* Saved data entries
((

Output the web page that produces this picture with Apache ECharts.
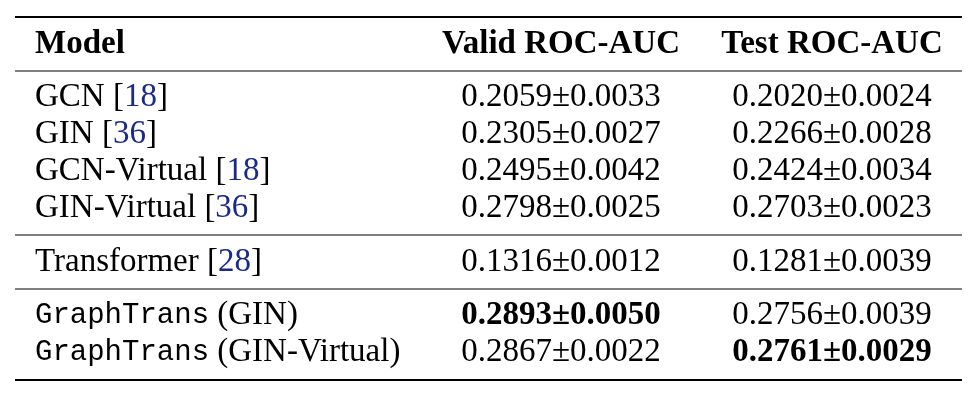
<!DOCTYPE html>
<html><head><meta charset="utf-8">
<script src="https://cdn.jsdelivr.net/npm/echarts@6/dist/echarts.min.js"></script>
<style>html,body{margin:0;padding:0;background:#fff}#c{width:980px;height:401px}</style>
</head><body><div id="c"></div>
<script>
var headers = ["Model", "Valid ROC-AUC", "Test ROC-AUC"];
var models = ["GCN", "GIN", "GCN-Virtual", "GIN-Virtual", "Transformer", "GraphTrans", "GraphTrans"];
var modelSuffix = ["", "", "", "", "", "(GIN)", "(GIN-Virtual)"];
var monoModel = [false, false, false, false, false, true, true];
var cites = ["18", "36", "18", "36", "28", "", ""];
var validVals = ["0.2059±0.0033", "0.2305±0.0027", "0.2495±0.0042", "0.2798±0.0025", "0.1316±0.0012", "0.2893±0.0050", "0.2867±0.0022"];
var testVals = ["0.2020±0.0024", "0.2266±0.0028", "0.2424±0.0034", "0.2703±0.0023", "0.1281±0.0039", "0.2756±0.0039", "0.2761±0.0029"];
var validBold = [false, false, false, false, false, true, false];
var testBold = [false, false, false, false, false, false, true];

var rowY = [97, 134, 171, 208, 262, 315, 352];
var ruleY = [[17, 2], [71, 1.2], [235, 1.2], [289, 1.2], [380, 2]];
var colX = [35, 561, 832];
var serif = "'Liberation Serif', 'DejaVu Serif', serif";
var mono = "'Liberation Mono', 'DejaVu Sans Mono', monospace";
var fs = 33;

var g = [];
ruleY.forEach(function (r) {
  g.push({type: 'line', shape: {x1: 15, y1: r[0], x2: 962, y2: r[0]}, style: {stroke: '#000', lineWidth: r[1]}});
});
headers.forEach(function (h, i) {
  g.push({type: 'text', x: colX[i], y: 44, style: {text: h, font: 'bold ' + fs + 'px ' + serif, fill: '#000',
    textAlign: i === 0 ? 'left' : 'center', textVerticalAlign: 'middle'}});
});
var rich = {
  s: {fontFamily: serif, fontSize: fs, fill: '#000'},
  m: {fontFamily: mono, fontSize: 29, fill: '#000'},
  c: {fontFamily: serif, fontSize: fs, fill: '#1a2a8a'}
};
models.forEach(function (m, i) {
  var t;
  if (monoModel[i]) t = '{m|' + m + '}{s| ' + modelSuffix[i] + '}';
  else t = '{s|' + m + ' [}{c|' + cites[i] + '}{s|]}';
  g.push({type: 'text', x: colX[0], y: rowY[i], style: {text: t, rich: rich, textAlign: 'left', textVerticalAlign: 'middle'}});
  g.push({type: 'text', x: colX[1], y: rowY[i], style: {text: validVals[i], font: (validBold[i] ? 'bold ' : '') + fs + 'px ' + serif, fill: '#000', textAlign: 'center', textVerticalAlign: 'middle'}});
  g.push({type: 'text', x: colX[2], y: rowY[i], style: {text: testVals[i], font: (testBold[i] ? 'bold ' : '') + fs + 'px ' + serif, fill: '#000', textAlign: 'center', textVerticalAlign: 'middle'}});
});
var chart = echarts.init(document.getElementById('c'));
chart.setOption({backgroundColor: '#fff', graphic: g});
</script></body></html>
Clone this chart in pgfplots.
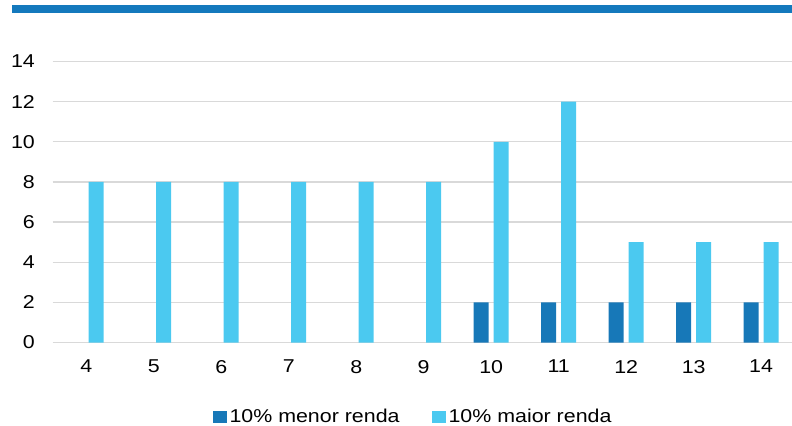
\documentclass[border=0pt]{standalone}
\usepackage{fontspec}
\setmainfont{Liberation Sans}[FakeStretch=1.15]
\usepackage{pgfplots}
\pgfplotsset{compat=1.18}
\definecolor{darkb}{HTML}{1778B8}
\definecolor{lightb}{HTML}{4BC9F0}
\definecolor{topb}{HTML}{1479BD}
\definecolor{gridc}{HTML}{D9D9D9}
\newcommand{\lfont}{\fontsize{18.6bp}{22bp}\selectfont}
\begin{document}
\begin{tikzpicture}
\useasboundingbox (0bp,0bp) rectangle (792bp,426bp);
\fill[topb] (12bp,413bp) rectangle (792bp,421bp);
\begin{axis}[
  at={(52.5bp,83.5bp)}, anchor=south west,
  scale only axis, width=739bp, height=281bp,
  xmin=3.5, xmax=14.45, ymin=0, ymax=14,
  xtick={4,...,14}, ytick={0,2,...,14},
  axis line style={draw=none},
  major tick length=0pt,
  ymajorgrids, xmajorgrids=false,
  major grid style={gridc, line width=1.3bp},
  /pgf/number format/assume math mode=true,
  ticklabel style={font=\lfont, inner sep=0pt},
  yticklabel style={anchor=east, xshift=-17.5bp},
  xticklabel style={anchor=north, yshift=-17.5bp},
  ybar, bar width=15bp,
  legend columns=2,
  legend style={at={(0.4865,-0.265)}, anchor=center, draw=none, fill=none,
    font=\lfont, nodes={inner sep=0pt},
    /tikz/every odd column/.append style={column sep=3bp},
    /tikz/every even column/.append style={column sep=32bp}},
  legend image code/.code={\fill[#1] (0bp,-6bp) rectangle (14bp,6bp);},
]
\addplot[fill=darkb, draw=none, bar shift=-10bp] coordinates {(10,2) (11,2) (12,2) (13,2) (14,2)};
\addlegendentry{10\% menor renda}
\addplot[fill=lightb, draw=none, bar shift=10bp] coordinates {(4,8) (5,8) (6,8) (7,8) (8,8) (9,8) (10,10) (11,12) (12,5) (13,5) (14,5)};
\addlegendentry{10\% maior renda}
\end{axis}
\end{tikzpicture}
\end{document}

))

* REQUIREMENTS
Write out all the entries again, word for word, and print no images.

* ANSWER TO THIS TASK
Output the web page that produces this picture with Apache ECharts.
<!DOCTYPE html>
<html><head><meta charset="utf-8">
<script src="https://cdn.jsdelivr.net/npm/echarts@6/dist/echarts.min.js"></script>
<style>html,body{margin:0;padding:0;background:#fff}#c{width:980px;height:401px}</style>
</head><body><div id="c"></div>
<script>
var headers = ["Model", "Valid ROC-AUC", "Test ROC-AUC"];
var models = ["GCN", "GIN", "GCN-Virtual", "GIN-Virtual", "Transformer", "GraphTrans", "GraphTrans"];
var modelSuffix = ["", "", "", "", "", "(GIN)", "(GIN-Virtual)"];
var monoModel = [false, false, false, false, false, true, true];
var cites = ["18", "36", "18", "36", "28", "", ""];
var validVals = ["0.2059±0.0033", "0.2305±0.0027", "0.2495±0.0042", "0.2798±0.0025", "0.1316±0.0012", "0.2893±0.0050", "0.2867±0.0022"];
var testVals = ["0.2020±0.0024", "0.2266±0.0028", "0.2424±0.0034", "0.2703±0.0023", "0.1281±0.0039", "0.2756±0.0039", "0.2761±0.0029"];
var validBold = [false, false, false, false, false, true, false];
var testBold = [false, false, false, false, false, false, true];

var rowY = [97, 134, 171, 208, 262, 315, 352];
var ruleY = [[17, 2], [71, 1.2], [235, 1.2], [289, 1.2], [380, 2]];
var colX = [35, 561, 832];
var serif = "'Liberation Serif', 'DejaVu Serif', serif";
var mono = "'Liberation Mono', 'DejaVu Sans Mono', monospace";
var fs = 33;

var g = [];
ruleY.forEach(function (r) {
  g.push({type: 'line', shape: {x1: 15, y1: r[0], x2: 962, y2: r[0]}, style: {stroke: '#000', lineWidth: r[1]}});
});
headers.forEach(function (h, i) {
  g.push({type: 'text', x: colX[i], y: 44, style: {text: h, font: 'bold ' + fs + 'px ' + serif, fill: '#000',
    textAlign: i === 0 ? 'left' : 'center', textVerticalAlign: 'middle'}});
});
var rich = {
  s: {fontFamily: serif, fontSize: fs, fill: '#000'},
  m: {fontFamily: mono, fontSize: 29, fill: '#000'},
  c: {fontFamily: serif, fontSize: fs, fill: '#1a2a8a'}
};
models.forEach(function (m, i) {
  var t;
  if (monoModel[i]) t = '{m|' + m + '}{s| ' + modelSuffix[i] + '}';
  else t = '{s|' + m + ' [}{c|' + cites[i] + '}{s|]}';
  g.push({type: 'text', x: colX[0], y: rowY[i], style: {text: t, rich: rich, textAlign: 'left', textVerticalAlign: 'middle'}});
  g.push({type: 'text', x: colX[1], y: rowY[i], style: {text: validVals[i], font: (validBold[i] ? 'bold ' : '') + fs + 'px ' + serif, fill: '#000', textAlign: 'center', textVerticalAlign: 'middle'}});
  g.push({type: 'text', x: colX[2], y: rowY[i], style: {text: testVals[i], font: (testBold[i] ? 'bold ' : '') + fs + 'px ' + serif, fill: '#000', textAlign: 'center', textVerticalAlign: 'middle'}});
});
var chart = echarts.init(document.getElementById('c'));
chart.setOption({backgroundColor: '#fff', graphic: g});
</script></body></html>
Clone this chart in pgfplots.
\documentclass[border=0pt]{standalone}
\usepackage{fontspec}
\setmainfont{Liberation Sans}[FakeStretch=1.15]
\usepackage{pgfplots}
\pgfplotsset{compat=1.18}
\definecolor{darkb}{HTML}{1778B8}
\definecolor{lightb}{HTML}{4BC9F0}
\definecolor{topb}{HTML}{1479BD}
\definecolor{gridc}{HTML}{D9D9D9}
\newcommand{\lfont}{\fontsize{18.6bp}{22bp}\selectfont}
\begin{document}
\begin{tikzpicture}
\useasboundingbox (0bp,0bp) rectangle (792bp,426bp);
\fill[topb] (12bp,413bp) rectangle (792bp,421bp);
\begin{axis}[
  at={(52.5bp,83.5bp)}, anchor=south west,
  scale only axis, width=739bp, height=281bp,
  xmin=3.5, xmax=14.45, ymin=0, ymax=14,
  xtick={4,...,14}, ytick={0,2,...,14},
  axis line style={draw=none},
  major tick length=0pt,
  ymajorgrids, xmajorgrids=false,
  major grid style={gridc, line width=1.3bp},
  /pgf/number format/assume math mode=true,
  ticklabel style={font=\lfont, inner sep=0pt},
  yticklabel style={anchor=east, xshift=-17.5bp},
  xticklabel style={anchor=north, yshift=-17.5bp},
  ybar, bar width=15bp,
  legend columns=2,
  legend style={at={(0.4865,-0.265)}, anchor=center, draw=none, fill=none,
    font=\lfont, nodes={inner sep=0pt},
    /tikz/every odd column/.append style={column sep=3bp},
    /tikz/every even column/.append style={column sep=32bp}},
  legend image code/.code={\fill[#1] (0bp,-6bp) rectangle (14bp,6bp);},
]
\addplot[fill=darkb, draw=none, bar shift=-10bp] coordinates {(10,2) (11,2) (12,2) (13,2) (14,2)};
\addlegendentry{10\% menor renda}
\addplot[fill=lightb, draw=none, bar shift=10bp] coordinates {(4,8) (5,8) (6,8) (7,8) (8,8) (9,8) (10,10) (11,12) (12,5) (13,5) (14,5)};
\addlegendentry{10\% maior renda}
\end{axis}
\end{tikzpicture}
\end{document}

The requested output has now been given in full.